ASFA supports the proposal that borrowing arrangements by superannuation fund trustees permitted by the Superannuation Industry (Supervision) Act 1993 are considered financial products under the Corporations Act 2001, which would make it necessary that service providers hold an Australian Financial Services Licence to deal in instalment warrants.
ASFA chief executive Pauline Vamos said this would better protect the super savings of working Australians.
Philip La Greca, technical services director at Multiport, said this amendment would ensure that the appropriate questions are asked by anyone recommending these structures.
“Issues such as the capacity to service the loan, the diversification and liquidity risk will now need to be considered before making such a recommendation,” he said.
La Greca added that the proposed amendment would also allow the Australia Securities and Investments Commission to use the powers of the Corporations Law to pursue promoters who do not ensure this is undertaken.
“The only concern is that with a three-month grace period once the regulations are issued, some unsavoury practices may surface to take advantage of this window,” he said.
ASFA stated it also supported proposals around the treatment of limited recourse borrowing arrangements to purchase an asset, which would see the super trustee treated as the owner of the asset for income tax purposes.

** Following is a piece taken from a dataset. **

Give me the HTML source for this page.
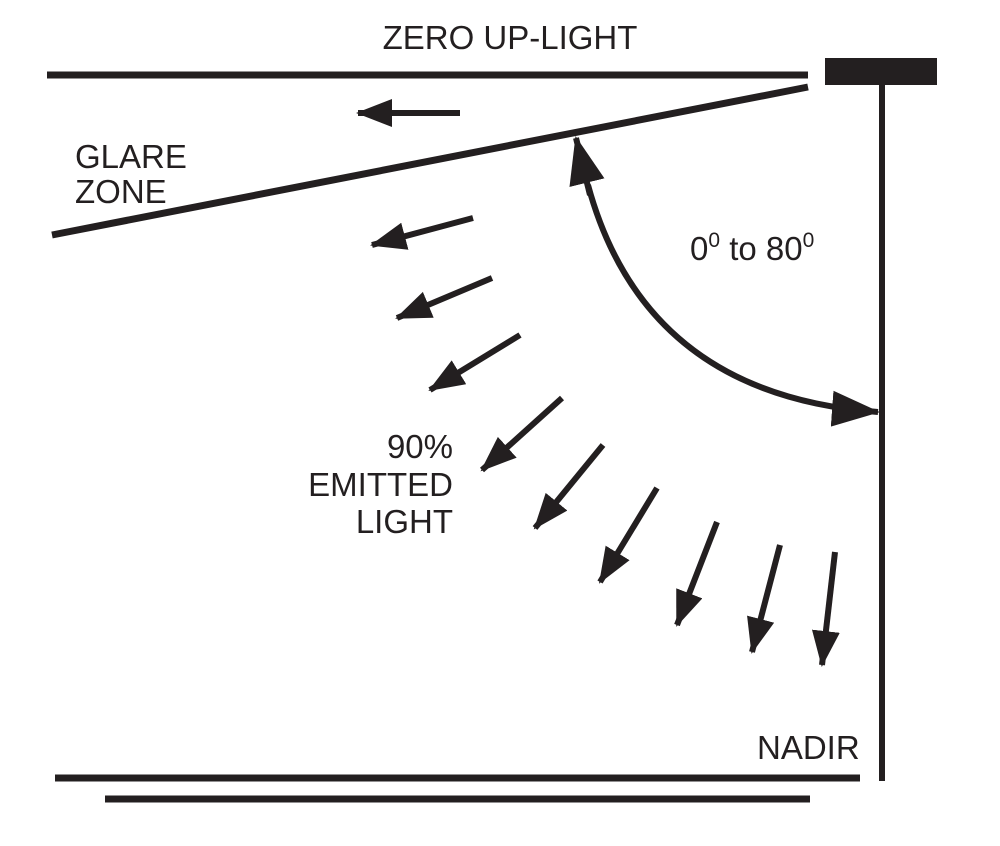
<!DOCTYPE html>
<html><head><style>
html,body{margin:0;padding:0;background:#fff;}
svg{display:block;}
text{font-family:"Liberation Sans",Arial,sans-serif;fill:#231f20;font-size:33px;}
</style></head><body>
<svg width="1000" height="846" viewBox="0 0 1000 846" xmlns="http://www.w3.org/2000/svg">
<defs>
<marker id="ah" markerUnits="userSpaceOnUse" markerWidth="40" markerHeight="32" refX="34" refY="14" orient="auto">
<path d="M0,0 L36,14 L0,28 Z" fill="#231f20"/>
</marker>
<marker id="bh" markerUnits="userSpaceOnUse" markerWidth="52" markerHeight="40" refX="46" refY="18" orient="auto">
<path d="M0,0 L48,18 L0,36 Z" fill="#231f20"/>
</marker>
</defs>
<g stroke="#231f20" fill="none">
<line x1="47" y1="75" x2="808" y2="75" stroke-width="7"/>
<rect x="825" y="58" width="112" height="27" fill="#231f20" stroke="none"/>
<line x1="882" y1="85" x2="882" y2="781" stroke-width="6"/>
<line x1="808" y1="87" x2="52" y2="235" stroke-width="7"/>
<line x1="55" y1="778" x2="860" y2="778" stroke-width="7"/>
<line x1="105" y1="799" x2="810" y2="799" stroke-width="7"/>
<path d="M588,185 Q645,395 878,412" stroke-width="6" marker-end="url(#bh)"/>
<path d="M590,195 L576,138" stroke-width="6" marker-end="url(#bh)"/>
<g stroke-width="6" marker-end="url(#ah)">
<line x1="460" y1="113" x2="358" y2="113"/>
<line x1="473" y1="218" x2="372" y2="245"/>
<line x1="492" y1="278" x2="397" y2="318"/>
<line x1="520" y1="335" x2="430" y2="390"/>
<line x1="562" y1="398" x2="482" y2="470"/>
<line x1="603" y1="445" x2="535" y2="528"/>
<line x1="657" y1="488" x2="600" y2="582"/>
<line x1="717" y1="522" x2="677" y2="625"/>
<line x1="780" y1="545" x2="752" y2="652"/>
<line x1="835" y1="552" x2="822" y2="665"/>
</g>
</g>
<text x="510" y="49" text-anchor="middle">ZERO UP-LIGHT</text>
<text x="75" y="168">GLARE</text>
<text x="75" y="203">ZONE</text>
<text x="690" y="260">0<tspan font-size="21" dy="-13">0</tspan><tspan dy="13"> to 80</tspan><tspan font-size="21" dy="-13">0</tspan></text>
<text x="453" y="458" text-anchor="end">90%</text>
<text x="453" y="496" text-anchor="end">EMITTED</text>
<text x="453" y="533" text-anchor="end">LIGHT</text>
<text x="757" y="759">NADIR</text>
</svg>
</body></html>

“This provides clarification for the super industry as there has been uncertainty about whether there is a CGT [capital gains tax] liability created when the asset is transferred from the bare trust to the super fund when the final instalment was paid,” Vamos said, which she added removed uncertainty and makes it clear that there is no CGT event at the point of transfer.
Vamos said proposed amendments to the tax law to confirm the practice of treating the investor in an instalment warrant as the owner of the listed security for income tax purposes is another key step taken by the Government that would provide further clarity on who should account for the income of the asset while the warrant exists.